There are conflicting opinions on Sula who is anti-social heroine. Hortense Spillers thought Sula "a literal and symbolic breakthrough for new feminine form," while Judith Gardiner saw Sula "a woman who stuck in narcissism" (qtd. in Seongeun Lee 127). Myung Joo Kim also refers Sula to "an extreme of narcissistic self who failed to communicate with others" (297). Stein said, "She never makes the existentialist's commitment, lacking any discipline or aim" (148). In a sense, however, freedom costs aberration from conventional systems. We have to pay a price to get it (Ae Joo Kim 60). Moreover, what Sula did in her life is not what "human" never do, but black women cannot do. This is shown by the last conversation between Sula and Nel.
"You can't have it all, Sula." Nel was getting exasperated with her arrogance, with her lying at death's door still smart-talking.
"Why? I can do it all, why can't I have it all?"
"You can't do it all. You a woman and a colored woman at that. You can't act like a man. You can't be walking around all independent-like, doing whatever you like, taking what you want, leaving what you don't." (142)
In other words, what Sula did is what men do, but especially black women cannot do. In that sense, Sula is a new woman in the new world who overcomes all the limitation of race, gender, conventions, and ethics rather than a devil incarnate (Myung Ja Kim 377-8).

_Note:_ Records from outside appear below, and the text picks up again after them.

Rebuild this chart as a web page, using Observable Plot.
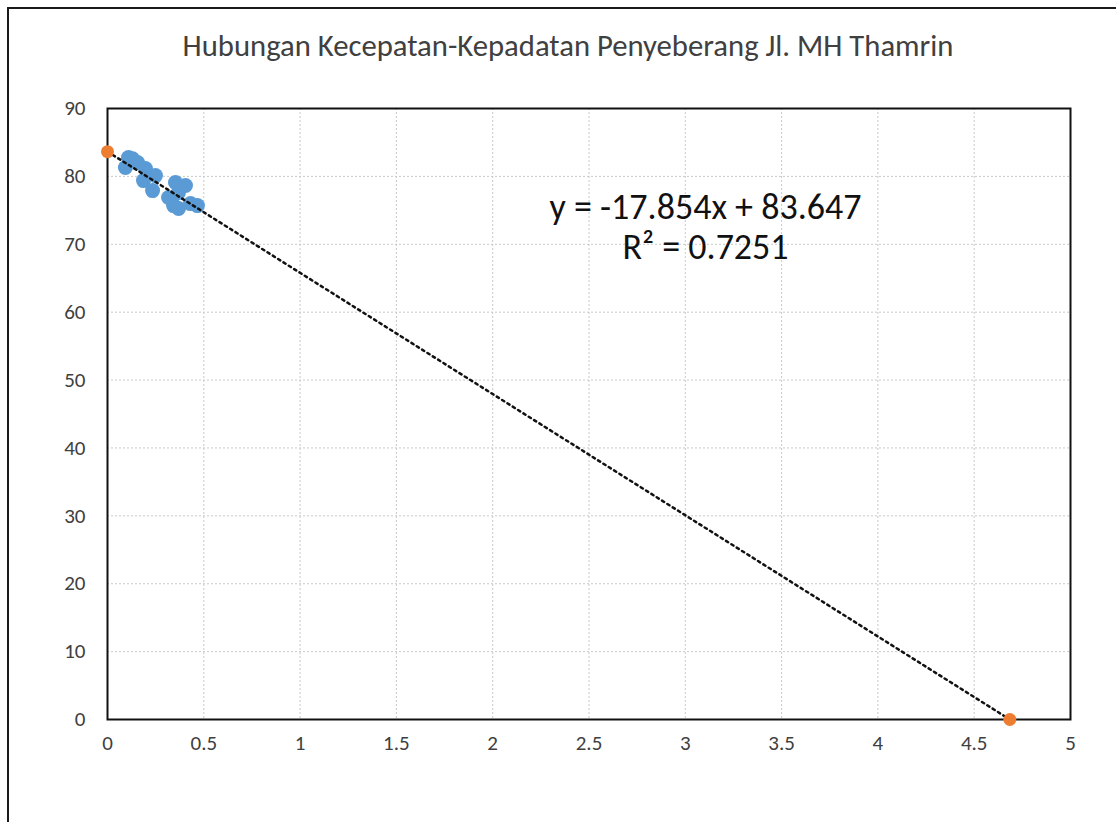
<!DOCTYPE html>
<html>
<head>
<meta charset="utf-8">
<script src="https://cdn.jsdelivr.net/npm/d3@7"></script>
<script src="https://cdn.jsdelivr.net/npm/@observablehq/plot@0.6"></script>
<style>
  html, body { margin: 0; padding: 0; background: #fff; }
  #wrap { position: relative; width: 1116px; height: 822px; overflow: hidden; }
  #border { position: absolute; left: 7px; top: 7px; width: 1200px; height: 900px;
            border-left: 2px solid #1a1a1a; border-top: 2px solid #1a1a1a; box-sizing: border-box; }
  #chart { position: absolute; left: 0; top: 0; }
</style>
</head>
<body>
<div id="wrap"><div id="border"></div><div id="chart"></div></div>
<script>
const title = "Hubungan Kecepatan-Kepadatan Penyeberang Jl. MH Thamrin";
// observed pedestrian density (x) and speed (y)
const density = [0.109, 0.130, 0.093, 0.156, 0.197, 0.187, 0.249, 0.234, 0.353, 0.405, 0.317, 0.369, 0.369, 0.431, 0.467, 0.343];
const speed   = [82.77, 82.60, 81.30, 82.03, 81.15, 79.38, 80.12, 77.91, 79.09, 78.65, 76.88, 77.61, 75.26, 75.99, 75.70, 75.70];
// intercept points (orange) of the regression line
const interceptX = [0, 4.685];
const interceptY = [83.647, 0];
const slope = -17.854, intercept = 83.647;
const eqLines = ["y = -17.854x + 83.647", "R² = 0.7251"];
const xTicks = [0, 0.5, 1, 1.5, 2, 2.5, 3, 3.5, 4, 4.5, 5];
const yTicks = [0, 10, 20, 30, 40, 50, 60, 70, 80, 90];

const obs = density.map((d, i) => ({x: d, y: speed[i]}));
const ends = interceptX.map((d, i) => ({x: d, y: interceptY[i]}));
const trend = interceptX.map(x => ({x, y: slope * x + intercept}));
const eqLabel = [{x: 3.105, y: 72.7, text: eqLines.join("\n")}];

const font = "Carlito, Lato, 'Open Sans', sans-serif";
const chart = Plot.plot({
  width: 1116, height: 822,
  marginLeft: 107, marginRight: 46, marginTop: 108, marginBottom: 103,
  style: {fontFamily: font, fontSize: "21px", background: "transparent", color: "#404040"},
  x: {domain: [0, 5], ticks: xTicks},
  y: {domain: [0, 90], ticks: yTicks},
  marks: [
    Plot.gridX(xTicks, {stroke: "#c8c8c8", strokeOpacity: 1, strokeDasharray: "2,2", strokeWidth: 1}),
    Plot.gridY(yTicks, {stroke: "#c8c8c8", strokeOpacity: 1, strokeDasharray: "2,2", strokeWidth: 1}),
    Plot.axisX(xTicks, {tickSize: 0, tickPadding: 16, fontSize: 21, label: null, tickFormat: d => String(d), fill: "#404040"}),
    Plot.axisY(yTicks, {tickSize: 0, tickPadding: 22, fontSize: 21, label: null, tickFormat: d => String(d), fill: "#404040"}),
    Plot.frame({stroke: "#111", strokeWidth: 2}),
    Plot.dot(obs, {x: "x", y: "y", r: 7.5, fill: "#5B9BD5", stroke: "none"}),
    Plot.line(trend, {x: "x", y: "y", stroke: "#111", strokeWidth: 2.5, strokeDasharray: "2.5,3.8"}),
    Plot.dot(ends, {x: "x", y: "y", r: 6.5, fill: "#ED7D31", stroke: "none"}),
    Plot.text(eqLabel, {x: "x", y: "y", text: "text", fontSize: 36, fill: "#111", lineHeight: 1.12, textAnchor: "middle"}),
    Plot.text([title], {frameAnchor: "top", lineAnchor: "middle", dx: -21, dy: -62, fontSize: 30.7, fill: "#404040", textAnchor: "middle"})
  ]
});
document.getElementById("chart").appendChild(chart);
</script>
</body>
</html>
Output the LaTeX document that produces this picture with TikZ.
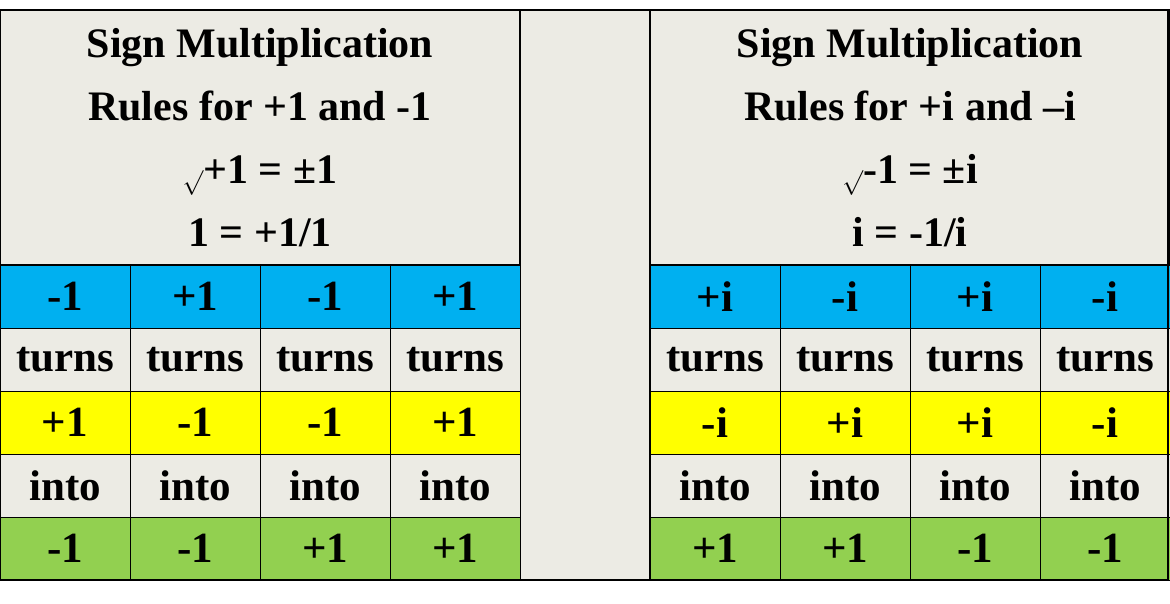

Sula has its significance in another way. Sula can be a symbol of freedom and liberation not only for black women but for any other group in the world. One of the crucial reasons why Morrison won the Nobel Prize in 1993 is that Morrison succeeded in acquiring universality by the special experience of black community (Ae Joo Kim 9). Therefore, Sula has potential to be an emblem of freedom and independence for the whole society. As Sula said in the novel that the world she experienced is just "a big medallion," oppression and invisible restrictions are everywhere. That is why Sula should not be considered just one of rebels or failed revolutionist.